— START OF The records —
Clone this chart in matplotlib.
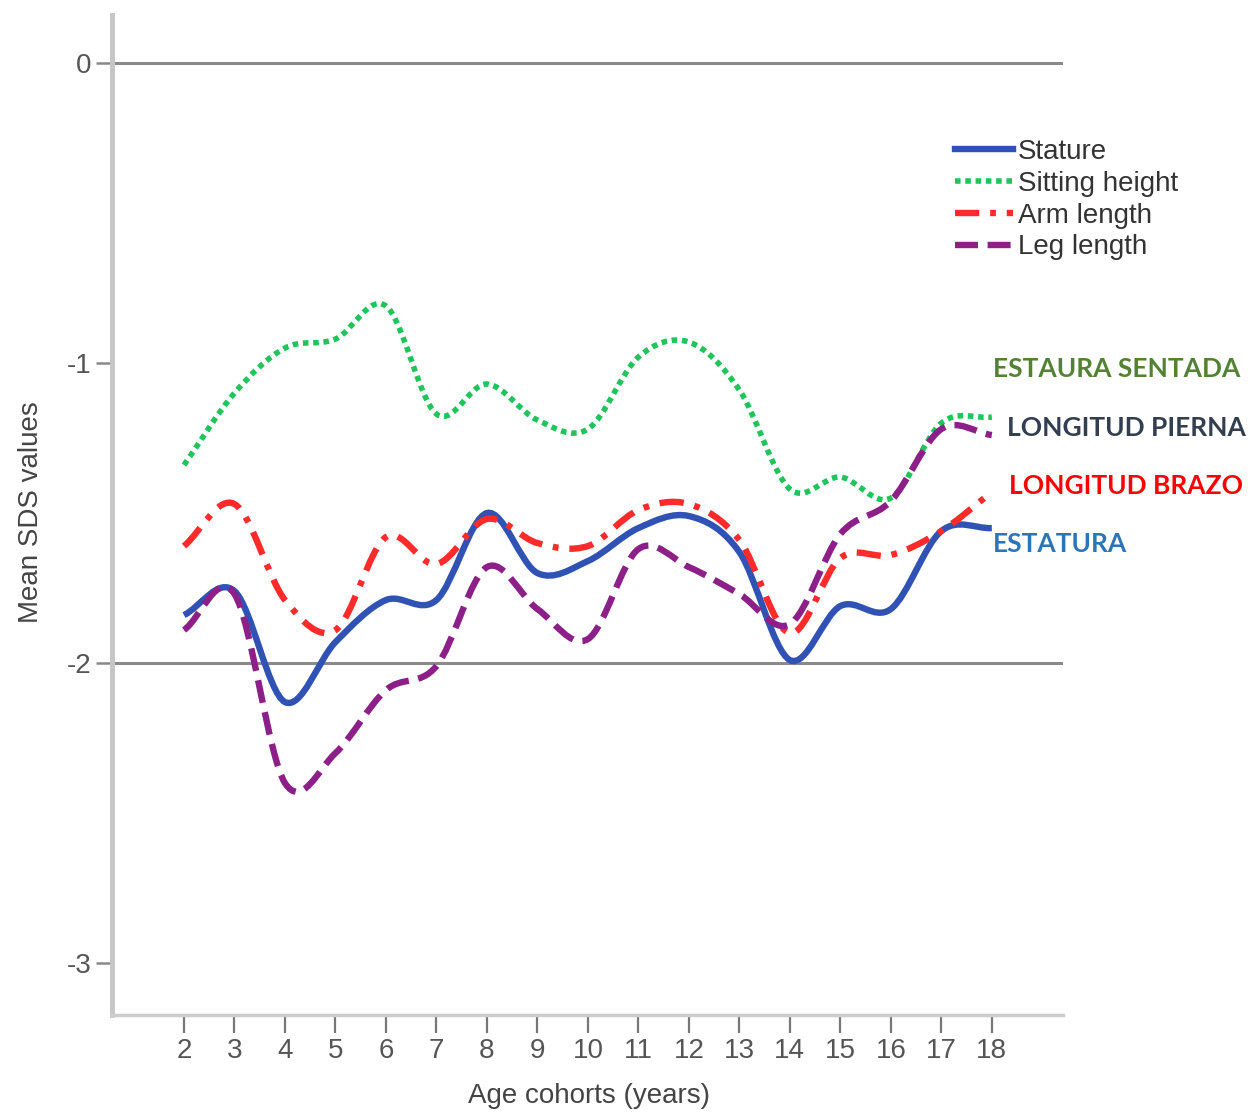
import numpy as np
import matplotlib
matplotlib.use("Agg")
import matplotlib.pyplot as plt
from matplotlib.path import Path
from matplotlib.patches import PathPatch
from matplotlib.lines import Line2D

# mean SDS values per age cohort
ages = np.arange(2, 19)
stature = [-1.84, -1.76, -2.13, -1.93, -1.79, -1.79, -1.50, -1.70, -1.66,
           -1.55, -1.51, -1.63, -1.99, -1.81, -1.82, -1.56, -1.55]
sitting = [-1.34, -1.10, -0.95, -0.92, -0.81, -1.17, -1.07, -1.19, -1.22,
           -0.98, -0.93, -1.09, -1.42, -1.38, -1.45, -1.20, -1.18]
arm = [-1.61, -1.47, -1.79, -1.89, -1.58, -1.67, -1.52, -1.60, -1.61,
       -1.49, -1.47, -1.59, -1.90, -1.65, -1.64, -1.56, -1.43]
leg = [-1.89, -1.77, -2.40, -2.30, -2.09, -2.01, -1.68, -1.82, -1.92,
       -1.62, -1.68, -1.77, -1.87, -1.57, -1.46, -1.22, -1.24]

series_labels = ["Stature", "Sitting height", "Arm length", "Leg length"]
ytick_vals = [0, -1, -2, -3]
ytick_text = ["0", "-1", "-2", "-3"]

base = ["Liberation Sans", "DejaVu Sans"]


def smooth_path(x, y):
    # cardinal (Catmull-Rom) spline through the points, as cubic Bezier segments
    x = np.asarray(x, float)
    y = np.asarray(y, float)
    m = np.gradient(y, x)
    verts = [(x[0], y[0])]
    codes = [Path.MOVETO]
    for i in range(len(x) - 1):
        h = x[i + 1] - x[i]
        verts += [(x[i] + h / 3, y[i] + m[i] * h / 3),
                  (x[i + 1] - h / 3, y[i + 1] - m[i + 1] * h / 3),
                  (x[i + 1], y[i + 1])]
        codes += [Path.CURVE4] * 3
    return Path(verts, codes)


fig = plt.figure(figsize=(12.58, 11.13), dpi=100)
ax = fig.add_axes([112 / 1258, 98 / 1113, 951 / 1258, 1000 / 1113])
ax.set_xlim(0.574, 19.41)
ax.set_ylim(-3.173, 0.16)

ax.axhline(0, color="#8a8a8a", lw=2.2, zorder=1)
ax.axhline(-2, color="#8a8a8a", lw=2.2, zorder=1)

styles = [
    dict(color="#2f52b4", lw=4.6, ls="-"),
    dict(color="#1fc45a", lw=4.0, ls=(0, (1.0, 0.85))),
    dict(color="#ff2b2b", lw=4.6, ls=(0, (3.8, 1.7, 0.9, 1.7))),
    dict(color="#8c1f88", lw=4.6, ls=(0, (3.6, 1.5))),
]
handles = []
for vals, st in zip([stature, sitting, arm, leg], styles):
    patch = PathPatch(smooth_path(ages, vals), fill=False, edgecolor=st["color"],
                      lw=st["lw"], linestyle=st["ls"], capstyle="butt", zorder=3)
    ax.add_patch(patch)
    handles.append(Line2D([], [], color=st["color"], lw=st["lw"], ls=st["ls"]))

for s in ["top", "right"]:
    ax.spines[s].set_visible(False)
ax.spines["left"].set_color("#c6c6c6")
ax.spines["left"].set_linewidth(3.5)
ax.spines["bottom"].set_color("#cccccc")
ax.spines["bottom"].set_linewidth(2.5)

ax.set_xticks(ages)
ax.set_xticklabels([str(a) for a in ages], family=base, fontsize=20, color="#555555")
ax.set_yticks(ytick_vals)
ax.set_yticklabels(ytick_text, family=base, fontsize=20, color="#555555")
ax.tick_params(axis="x", length=13, width=1.6, color="#777777", pad=3.5)
ax.tick_params(axis="y", length=11.5, width=1.8, color="#888888", pad=3)

ax.set_xlabel("Age cohorts (years)", family=base, fontsize=20, color="#444444")
ax.xaxis.set_label_coords(0.5016, -0.068)
ax.set_ylabel("Mean SDS values", family=base, fontsize=20, color="#444444")
ax.yaxis.set_label_coords(-0.071, 0.503)

ax.legend(handles, series_labels, loc="upper left",
          bbox_to_anchor=(955 / 1258, 1 - 139 / 1113), bbox_transform=fig.transFigure,
          frameon=False, borderpad=0, borderaxespad=0, handlelength=2.1,
          handletextpad=0.15, labelspacing=0.21,
          prop=dict(family=base, size=20), labelcolor="#333333")

notes = [("ESTAURA SENTADA", 993, 369, "#548235"),
         ("LONGITUD PIERNA", 1007, 428, "#333f50"),
         ("LONGITUD BRAZO", 1009, 486, "#ff0000"),
         ("ESTATURA", 993, 544, "#2e75b6")]
for txt, px, py, col in notes:
    fig.text(px / 1258, 1 - py / 1113, txt, color=col, fontsize=19,
             fontweight="bold", family=["Lato", "DejaVu Sans"], ha="left", va="center")

fig.savefig("out.png", dpi=100)
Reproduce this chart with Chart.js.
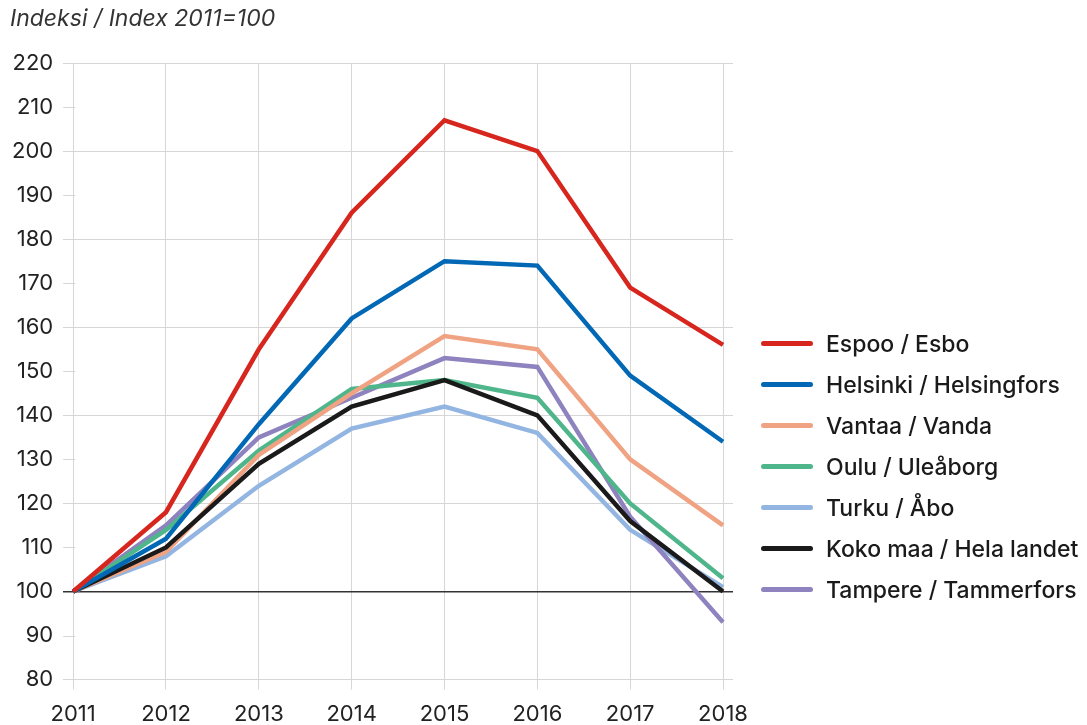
<!DOCTYPE html>
<html>
<head>
<meta charset="utf-8">
<script src="https://cdn.jsdelivr.net/npm/chart.js@4"></script>
<style>
  body { margin: 0; background: #fff; font-family: "Inter", "Liberation Sans", sans-serif; }
  #wrap { position: relative; width: 1087px; height: 725px; overflow: hidden; }
  #title { position: absolute; left: 10px; top: 4px; font-size: 23px; font-style: italic; color: #333; white-space: nowrap; }
  #legend { position: absolute; left: 761px; top: 323px; }
  .item { display: flex; align-items: center; height: 41px; font-size: 23px; color: #1a1a1a; font-weight: 500; white-space: nowrap; }
  .swatch { width: 52px; height: 5px; border-radius: 3px; margin-right: 13px; }
  canvas { display: block; }
</style>
</head>
<body>
<div id="wrap">
  <canvas id="myChart" width="1087" height="740"></canvas>
  <div id="title">Indeksi / Index 2011=100</div>
  <div id="legend"></div>
</div>
<script>
const years = [2011, 2012, 2013, 2014, 2015, 2016, 2017, 2018];

const labels = [
  "Espoo / Esbo",
  "Helsinki / Helsingfors",
  "Vantaa / Vanda",
  "Oulu / Uleåborg",
  "Turku / Åbo",
  "Koko maa / Hela landet",
  "Tampere / Tammerfors",
];

const espoo = [100, 118, 155, 186, 207, 200, 169, 156];
const helsinki = [100, 112, 138, 162, 175, 174, 149, 134];
const vantaa = [100, 109, 131, 145, 158, 155, 130, 115];
const oulu = [100, 114, 132, 146, 148, 144, 120, 103];
const turku = [100, 108, 124, 137, 142, 136, 114, 101];
const kokoMaa = [100, 110, 129, 142, 148, 140, 116, 100];
const tampere = [100, 115, 135, 144, 153, 151, 117, 93];

const series = [espoo, helsinki, vantaa, oulu, turku, kokoMaa, tampere];
const colors = ["#d7261e", "#0068b4", "#f0a383", "#4fb68c", "#93b5e1", "#1a1a1a", "#8e83bf"];
const drawOrder = [1, 2, 4, 5, 7, 3, 6];

const ctx = document.getElementById("myChart");

// short tick marks at the odd tens, drawn inside the plot like the original
const minorTicks = {
  id: "minorTicks",
  beforeDatasetsDraw(chart) {
    const y = chart.scales.y;
    const left = chart.chartArea.left;
    const c = chart.ctx;
    c.save();
    c.strokeStyle = "#d6d6d6";
    c.lineWidth = 1;
    for (let v = 90; v < 220; v += 20) {
      const py = Math.round(y.getPixelForValue(v)) + 0.5;
      c.beginPath();
      c.moveTo(left, py);
      c.lineTo(left + 12, py);
      c.stroke();
    }
    c.restore();
  },
};

const chart = new Chart(ctx, {
  type: "line",
  data: {
    datasets: series.map((s, i) => ({
      label: labels[i],
      data: s.map((v, j) => ({ x: years[j], y: v })),
      borderColor: colors[i],
      borderWidth: 4.5,
      pointRadius: 0,
      tension: 0,
      order: drawOrder[i],
    })),
  },
  options: {
    responsive: false,
    animation: false,
    layout: { padding: { left: 2, right: 354, top: 63, bottom: 0 } },
    plugins: {
      legend: { display: false },
      tooltip: { enabled: false },
    },
    scales: {
      x: {
        type: "linear",
        min: 2011 - 10 / 93,
        max: 2018 + 10 / 93,
        afterBuildTicks: (s) => {
          s.ticks = years.map((v) => ({ value: v }));
        },
        grid: { color: "#d6d6d6", tickLength: 10, tickColor: "#d6d6d6" },
        border: { display: false },
        ticks: {
          color: "#222",
          font: { family: "Inter", size: 22 },
          padding: 12,
          maxRotation: 0,
          callback: (v) => String(v),
        },
      },
      y: {
        min: 80,
        max: 220,
        afterBuildTicks: (s) => {
          const t = [];
          for (let v = 80; v <= 220; v += 10) t.push({ value: v });
          s.ticks = t;
        },
        grid: {
          drawTicks: false,
          color: (c) => {
            const v = c.tick.value;
            if (v === 100) return "#333";
            return v % 20 === 0 ? "#d6d6d6" : "rgba(0,0,0,0)";
          },
          lineWidth: (c) => (c.tick.value === 100 ? 1.5 : 1),
        },
        border: { display: false },
        ticks: {
          color: "#222",
          font: { family: "Inter", size: 22 },
          padding: 10,
        },
      },
    },
  },
  plugins: [minorTicks],
});

const legendEl = document.getElementById("legend");
labels.forEach((name, i) => {
  const row = document.createElement("div");
  row.className = "item";
  row.innerHTML = '<span class="swatch" style="background:' + colors[i] + '"></span>' + name;
  legendEl.appendChild(row);
});
</script>
</body>
</html>
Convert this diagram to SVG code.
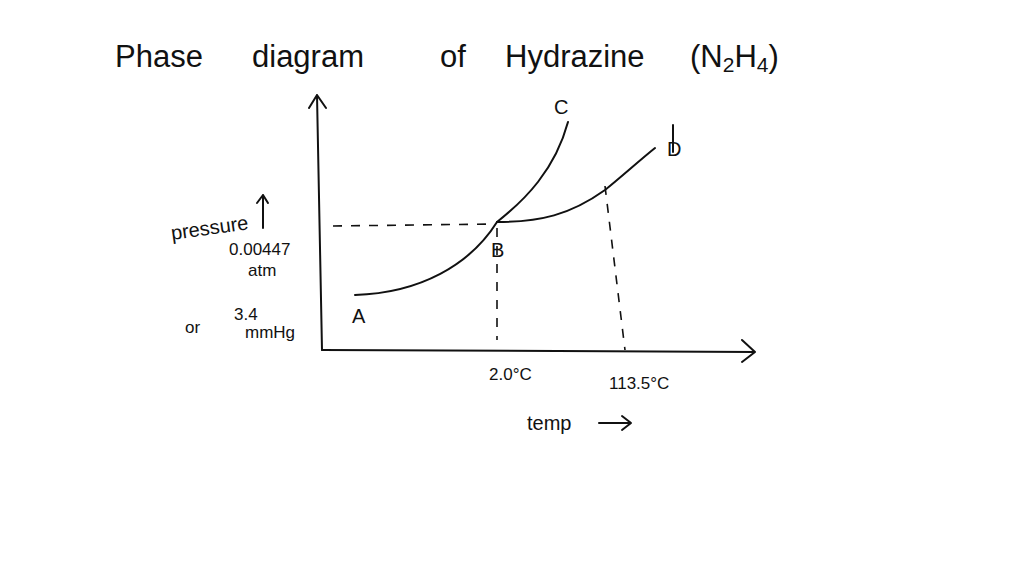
<svg xmlns="http://www.w3.org/2000/svg" width="1024" height="576" viewBox="0 0 1024 576">
<style>
.ln{fill:none;stroke:#111;stroke-width:2;stroke-linecap:round;stroke-linejoin:round}
.ds{fill:none;stroke:#111;stroke-width:1.6;stroke-dasharray:9 9}
text{font-family:"Liberation Sans",Arial,sans-serif;fill:#111}
.t{font-size:31px}
.s{font-size:17px}
.m{font-size:20px}
</style>
<rect width="1024" height="576" fill="#fff"/>
<g id="title">
<text class="t" x="115" y="67">Phase</text>
<text class="t" x="252" y="67">diagram</text>
<text class="t" x="440" y="67">of</text>
<text class="t" x="505" y="67">Hydrazine</text>
<text class="t" x="690" y="67" font-size="33">(N<tspan font-size="21" dy="5">2</tspan><tspan dy="-5">H</tspan><tspan font-size="21" dy="5">4</tspan><tspan dy="-5">)</tspan></text>
</g>
<g id="axes">
<path class="ln" d="M322,350 L317,95 M309,108 L317,95 L326,108"/>
<path class="ln" d="M322,350 L755,352 M742,340 L755,352 L742,362"/>
</g>
<g id="connectors">
<path class="ds" d="M333,226 L495,224"/>
<path class="ds" d="M497,228 L497,340"/>
<path class="ds" d="M605,186 L625,350"/>
</g>
<g id="curves">
<path class="ln" d="M355,295 C420,293 470,265 497,222"/>
<path class="ln" d="M497,222 C525,200 555,170 568,122"/>
<path class="ln" d="M497,222 C540,222 570,215 605,190 C620,178 640,160 655,148"/>
</g>
<g id="labels">
<text class="m" x="352" y="323">A</text>
<text class="m" x="491" y="257">B</text>
<text class="m" x="554" y="114">C</text>
<text class="m" x="667" y="156">D</text>
<path class="ln" d="M673,125 L673,152"/>
<text class="m" x="172" y="240" transform="rotate(-8 172 240)">pressure</text>
<path class="ln" d="M263,228 L263,195 M257,203 L263,195 L268,203"/>
<text class="s" x="229" y="255">0.00447</text>
<text class="s" x="248" y="276">atm</text>
<text class="s" x="185" y="333">or</text>
<text class="s" x="234" y="320">3.4</text>
<text class="s" x="245" y="338">mmHg</text>
<text class="s" x="489" y="380">2.0°C</text>
<text class="s" x="609" y="389">113.5°C</text>
<text class="m" x="527" y="430">temp</text>
<path class="ln" d="M599,423 L630,423 M622,416 L631,423 L622,430"/>
</g>
</svg>
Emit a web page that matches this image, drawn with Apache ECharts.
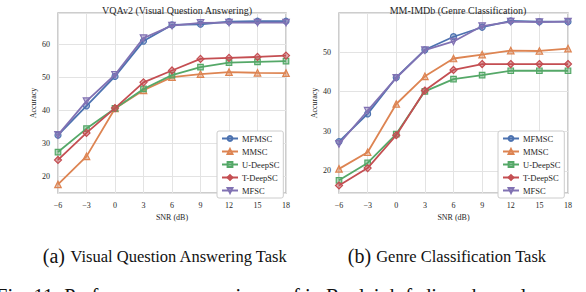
<!DOCTYPE html>
<html><head><meta charset="utf-8">
<script src="https://cdn.jsdelivr.net/npm/echarts@6/dist/echarts.min.js"></script>
<style>html,body{margin:0;padding:0;background:#fff}#c{width:586px;height:292px}</style>
</head><body><div id="c"></div>
<script>
const snr = [-6, -3, 0, 3, 6, 9, 12, 15, 18];
const seriesNames = ['MFMSC', 'MMSC', 'U-DeepSC', 'T-DeepSC', 'MFSC'];
// VQAv2
const vqaMFMSC = [32.5, 41.4, 50.3, 61.0, 65.9, 66.1, 66.9, 67.0, 67.0];
const vqaMMSC = [17.6, 26.1, 40.6, 46.1, 50.1, 51.0, 51.6, 51.4, 51.3];
const vqaUDeepSC = [27.4, 34.5, 40.6, 46.5, 50.7, 53.1, 54.5, 54.7, 54.9];
const vqaTDeepSC = [25.0, 33.2, 40.7, 48.5, 52.1, 55.6, 55.9, 56.2, 56.6];
const vqaMFSC = [32.6, 42.8, 50.8, 61.9, 65.7, 66.5, 66.6, 66.6, 66.6];
// MM-IMDb
const imdbMFMSC = [27.4, 34.4, 43.6, 50.6, 53.9, 56.3, 57.9, 57.7, 57.7];
const imdbMMSC = [20.5, 24.7, 36.9, 43.9, 48.4, 49.4, 50.4, 50.3, 50.9];
const imdbUDeepSC = [17.6, 22.0, 29.3, 40.1, 43.2, 44.2, 45.3, 45.3, 45.3];
const imdbTDeepSC = [16.3, 20.7, 29.0, 40.3, 45.5, 47.0, 47.0, 47.0, 47.0];
const imdbMFSC = [26.8, 35.2, 43.5, 50.5, 52.7, 56.6, 57.7, 57.6, 57.7];

const titles = ['VQAv2 (Visual Question Answering)', 'MM-IMDb (Genre Classification)'];
const captions = [['(a)', 'Visual Question Answering Task'], ['(b)', 'Genre Classification Task']];
const figCaption = 'Fig. 11: Performance comparisons of in Rayleigh fading channels.';

const colors = ['#4C72B0', '#DD8452', '#55A868', '#C44E52', '#8172B3'];
const fills = ['rgba(76,114,176,0.45)', 'rgba(221,132,82,0.45)', 'rgba(85,168,104,0.45)', 'rgba(196,78,82,0.45)', 'rgba(129,114,179,0.45)'];
const symbols = ['circle', 'triangle', 'rect', 'diamond', 'triangle'];
const symRot = [0, 0, 0, 0, 180];
const symSize = [6, 6.5, 5.5, 7, 6.5];

const FONT = '"Liberation Serif", "DejaVu Serif", serif';
const fmt = v => (v < 0 ? '\u2212' + Math.abs(v) : String(v));

const grids = [
  {left: 58, top: 13, width: 228, height: 180},
  {left: 339, top: 13, width: 229, height: 180}
];
const yRanges = [[15, 69.5], [14.4, 59.9]];

function xAxis(i) {
  return {
    type: 'value', gridIndex: i, min: -6, max: 18, interval: 3,
    name: 'SNR (dB)', nameLocation: 'middle', nameGap: 18,
    nameTextStyle: {fontFamily: FONT, fontSize: 8, color: '#262626'},
    axisLine: {show: false}, axisTick: {show: false},
    axisLabel: {formatter: fmt, fontFamily: FONT, fontSize: 8, color: '#262626', margin: 8},
    splitLine: {show: true, lineStyle: {color: '#e3e3e3', width: 1}}
  };
}
function yAxis(i) {
  return {
    type: 'value', gridIndex: i, min: yRanges[i][0], max: yRanges[i][1], splitNumber: 5,
    name: 'Accuracy', nameLocation: 'middle', nameGap: 21, nameRotate: 90,
    nameTextStyle: {fontFamily: FONT, fontSize: 8, color: '#262626'},
    axisLine: {show: false}, axisTick: {show: false},
    axisLabel: {fontFamily: FONT, fontSize: 8, color: '#262626', margin: 8, showMinLabel: false, showMaxLabel: false,
      formatter: v => (Math.abs(v % 10) < 1e-6 ? String(v) : '')},
    splitLine: {show: true, lineStyle: {color: '#e3e3e3', width: 1}}
  };
}

const dataSets = [
  [vqaMFMSC, vqaMMSC, vqaUDeepSC, vqaTDeepSC, vqaMFSC],
  [imdbMFMSC, imdbMMSC, imdbUDeepSC, imdbTDeepSC, imdbMFSC]
];
const series = [];
dataSets.forEach((set, gi) => {
  set.forEach((vals, si) => {
    series.push({
      name: seriesNames[si], type: 'line', xAxisIndex: gi, yAxisIndex: gi,
      data: snr.map((x, k) => [x, vals[k]]),
      symbol: symbols[si], symbolRotate: symRot[si], symbolSize: symSize[si], showAllSymbol: true,
      lineStyle: {color: colors[si], width: 1.8},
      itemStyle: {color: fills[si], borderColor: colors[si], borderWidth: 1.2},
      emphasis: {disabled: true}, animation: false, z: 2 + si
    });
  });
});

function legend(left) {
  return {
    orient: 'vertical', left: left, top: 131, data: seriesNames,
    itemWidth: 16, itemHeight: 6, itemGap: 4,
    backgroundColor: '#fff', borderColor: '#cccccc', borderWidth: 1, borderRadius: 2,
    padding: [3, 4, 3, 4],
    textStyle: {fontFamily: FONT, fontSize: 8.5, color: '#262626', padding: [0, 0, 0, -1]},
    selectedMode: false
  };
}

const capRich = {
  a: {fontFamily: FONT, fontSize: 20, fontWeight: 'normal', color: '#111'},
  b: {fontFamily: FONT, fontSize: 16.5, fontWeight: 'normal', color: '#111'}
};

const option = {
  animation: false,
  backgroundColor: '#fff',
  title: [
    {text: titles[0], left: 172, top: 0, textAlign: 'center', textStyle: {fontFamily: FONT, fontSize: 10, fontWeight: 'normal', color: '#262626'}},
    {text: titles[1], left: 453, top: 0, textAlign: 'center', textStyle: {fontFamily: FONT, fontSize: 10, fontWeight: 'normal', color: '#262626'}},
    {text: '{a|' + captions[0][0] + '} {b|' + captions[0][1] + '}', left: 160, top: 241, textAlign: 'center',
      textStyle: {fontWeight: 'normal', rich: capRich}},
    {text: '{a|' + captions[1][0] + '} {b|' + captions[1][1] + '}', left: 442, top: 241, textAlign: 'center',
      textStyle: {fontWeight: 'normal', rich: capRich}},
    {text: figCaption, left: -9, top: 280, textStyle: {fontFamily: FONT, fontSize: 20.5, fontWeight: 'normal', color: '#111'}}
  ],
  grid: grids.map(g => Object.assign({show: true, borderColor: '#bdbdbd', borderWidth: 1.5, backgroundColor: '#fff'}, g)),
  xAxis: [xAxis(0), xAxis(1)],
  yAxis: [yAxis(0), yAxis(1)],
  legend: [legend(217), legend(498)],
  series: series
};
const chart = echarts.init(document.getElementById('c'), null, {renderer: 'svg'});
chart.setOption(option);
</script>
</body></html>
— END OF The records —
* _Your objective_
In the records above, find the line containing "from matplotlib.lines import Line2D" and output every line from the first through that one, exactly, omitting pictures.

* _Solution to this task_
Clone this chart in matplotlib.
import numpy as np
import matplotlib
matplotlib.use("Agg")
import matplotlib.pyplot as plt
from matplotlib.path import Path
from matplotlib.patches import PathPatch
from matplotlib.lines import Line2D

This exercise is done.